Glacier melt rates are influenced by a complex interplay of climatic, geographic, and glacier-specific factors. The primary drivers include:

Climatic Factors:

  • Air Temperature: The most direct control on melt. Warmer temperatures increase the energy available for melting.
  • Solar Radiation: Shortwave radiation from the sun provides energy for melting. Clear skies and low albedo (reflectivity) increase absorption.
  • Precipitation: Snowfall can offset melt by adding mass. Rain can enhance melt by warming the surface and reducing albedo.
  • Wind: Can affect melt by transporting warm air, removing snow (exposing darker ice), or causing sublimation.
  • Humidity: Low humidity increases sublimation rates, while high humidity can reduce melt by limiting the temperature gradient.

Geographic Factors:

  • Elevation: Higher elevation glaciers experience cooler temperatures and often have lower melt rates.
  • Aspect: South-facing glaciers in the Northern Hemisphere receive more direct sunlight and typically melt faster.
  • Latitude: Glaciers at lower latitudes generally experience higher melt rates due to warmer temperatures and more direct sunlight.
  • Continentality: Maritime glaciers (near oceans) often have different melt patterns than continental glaciers due to moisture availability and temperature regimes.

Glacier-Specific Factors:

  • Size: Larger glaciers often have more complex flow dynamics that can affect melt patterns.
  • Slope: Steeper glaciers may have different melt characteristics due to ice flow and exposure.
  • Debris Cover: A layer of debris on the glacier surface can insulate the ice and reduce melt rates.
  • Albedo: Darker surfaces (lower albedo) absorb more solar radiation and melt faster.
  • Ice Temperature: Warmer ice (closer to melting point) requires less energy to melt.
  • Crevasses: Can affect melt by changing the surface area exposed to sunlight and air.

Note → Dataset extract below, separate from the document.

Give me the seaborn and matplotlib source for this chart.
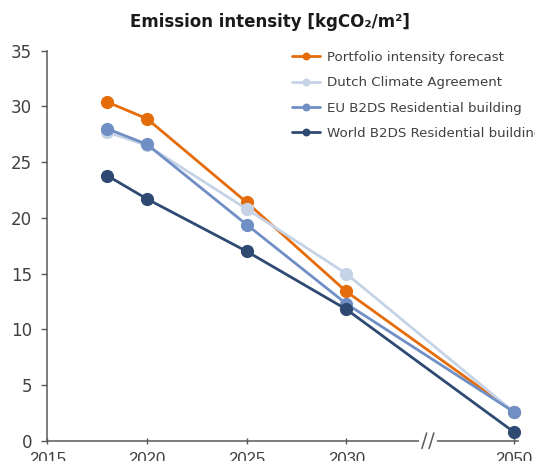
import pandas as pd
import seaborn as sns
import matplotlib.pyplot as plt

years = [2018, 2020, 2025, 2030, 2050]
portfolio = [30.4, 28.9, 21.4, 13.4, 2.6]
dutch = [27.7, 26.5, 20.8, 15.0, 2.6]
eu = [28.0, 26.6, 19.4, 12.3, 2.6]
world = [23.8, 21.7, 17.0, 11.8, 0.8]
series_names = ["Portfolio intensity forecast", "Dutch Climate Agreement",
                "EU B2DS Residential building", "World B2DS Residential building"]
colors = ["#E46C0A", "#C6D3E6", "#6F8FC5", "#2E4A72"]
tick_years = [2015, 2020, 2025, 2030, 2050]

# 2050 sits after an axis break, closer than its real distance
def xpos(y):
    return 2038.4 if y == 2050 else y

rows = []
for name, vals in zip(series_names, [portfolio, dutch, eu, world]):
    for yr, v in zip(years, vals):
        rows.append({"year": yr, "pos": xpos(yr), "value": v, "series": name})
df = pd.DataFrame(rows)

sns.set_style("white")
plt.rcParams['font.family'] = ['DejaVu Sans']

fig = plt.figure(figsize=(5.35, 4.61), dpi=100)
ax = fig.add_axes([0.0884, 0.044, 0.879, 0.846])

sns.lineplot(data=df, x="pos", y="value", hue="series", hue_order=series_names,
             palette=colors, marker="o", markersize=9.5, markeredgewidth=0,
             linewidth=2.0, ax=ax, clip_on=False)

ax.set_xlim(2015, 2038.6)
ax.set_ylim(0, 35)
ax.set_yticks(range(0, 36, 5))
ax.set_xticks([xpos(t) for t in tick_years])
ax.set_xticklabels([str(t) for t in tick_years], fontsize=12, color="#404040",
                   family="Liberation Sans")
ax.tick_params(axis="y", labelsize=12, labelcolor="#404040", length=4, width=1,
               color="#595959", pad=7, left=True)
ax.tick_params(axis="x", length=4.5, width=1, direction="inout", color="#595959",
               pad=6, bottom=True)
ax.set_xlabel("")
ax.set_ylabel("")
for s in ["top", "right"]:
    ax.spines[s].set_visible(False)
for s in ["left", "bottom"]:
    ax.spines[s].set_color("#595959")
    ax.spines[s].set_linewidth(1.1)

# axis break marks
bx = 2034.1
ax.plot([bx - 0.35, bx + 0.35], [0, 0], color="white", lw=3,
        transform=ax.get_xaxis_transform(), clip_on=False, zorder=5)
for dx in (-0.18, 0.18):
    ax.plot([bx + dx - 0.12, bx + dx + 0.12], [-0.02, 0.02], color="#595959",
            lw=1.1, transform=ax.get_xaxis_transform(), clip_on=False, zorder=6)

fig.suptitle("Emission intensity [kgCO₂/m²]", x=0.505, y=0.972,
             fontsize=12, fontweight="bold", color="#1a1a1a")

ax.legend(loc="upper left", bbox_to_anchor=(292 / 535, 1 - 51 / 461),
          bbox_transform=fig.transFigure, frameon=False, fontsize=9.6,
          handlelength=2.1, handletextpad=0.5, labelspacing=0.92,
          markerscale=0.6, borderpad=0, borderaxespad=0, labelcolor="#404040")

fig.savefig("out.png", dpi=100)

These factors often interact in complex ways. For example, a warm, sunny day with low humidity might cause more melt than a warm, cloudy day with high humidity. Understanding these interactions is crucial for accurate melt modeling.

How can I use this calculator for water resource management?

This glacier calculator can be a valuable tool for water resource management, particularly in regions where glaciers are important sources of freshwater. Here's how to apply it effectively:

  1. Assess Current Water Storage: Calculate the total volume and mass of glaciers in your watershed to understand current water storage capacity.
  2. Project Future Availability: Use the melt rate projections to estimate how much water will be released from glaciers over time. This helps in planning for seasonal water availability.
  3. Identify Critical Thresholds: Determine when glacier volume might drop below levels needed to sustain downstream water needs during dry periods.
  4. Plan for Seasonal Variations: Many regions rely on glacier melt to supplement water supplies during dry seasons. Use the calculator to estimate seasonal melt contributions.
  5. Evaluate Climate Change Impacts: By adjusting melt rate inputs based on climate projections, you can assess how water availability might change in the future.

For water resource applications, pay particular attention to:

  • Mass Calculations: The mass outputs (in gigatonnes) are most relevant for water resource assessments, as they directly relate to water volume.
  • Time Scales: Short-term projections (1-5 years) are most useful for operational water management, while long-term projections help with strategic planning.
  • Watershed Context: Consider all glaciers in a watershed together, as their combined melt contributes to total water availability.
  • Seasonal Patterns: Glacier melt often peaks in late summer, which may or may not align with water demand patterns.

Remember that glacier-derived water is often a supplement to other sources like rainfall and groundwater. The calculator's results should be integrated with other hydrological data for comprehensive water resource planning.

For professional water resource management, consider using more sophisticated hydrological models that can incorporate glacier melt alongside other water sources and uses.

What are the limitations of this glacier calculator?

While this calculator provides useful first-order approximations, it has several important limitations that users should be aware of:

Geometric Simplifications:

  • Assumes a simple rectangular prism shape, which may not accurately represent complex glacier geometries
  • Doesn't account for variations in thickness across the glacier
  • Ignores the three-dimensional flow of ice

Physical Simplifications:

  • Uses a constant density value, while actual density can vary with depth and location
  • Assumes uniform melt across the entire glacier surface
  • Doesn't account for accumulation (snowfall) that can offset melt
  • Ignores calving losses for tidewater glaciers
  • Doesn't consider sublimation or other mass loss processes

Temporal Limitations:

  • Uses linear projections, while actual glacier response to climate change is often non-linear
  • Assumes constant melt rates over time
  • Doesn't account for feedback mechanisms (e.g., lowering surface elevation leading to warmer temperatures)

Spatial Limitations:

  • Treats the glacier as a single unit, without considering spatial variations in melt or flow
  • Doesn't account for the effects of glacier geometry on melt (e.g., shading, aspect)
  • Ignores interactions with surrounding topography

Data Limitations:

  • Accuracy depends on the quality of input measurements
  • Doesn't incorporate measurement uncertainties
  • Requires users to provide all necessary inputs

For professional applications where high accuracy is required, more sophisticated models should be used. These might include:

  • Numerical ice flow models
  • Energy balance models
  • Distributed temperature-index models
  • Full Stokes models for complex glacier dynamics

This calculator is best suited for educational purposes, preliminary assessments, or situations where detailed modeling isn't feasible. Always validate results with field observations or more detailed models when possible.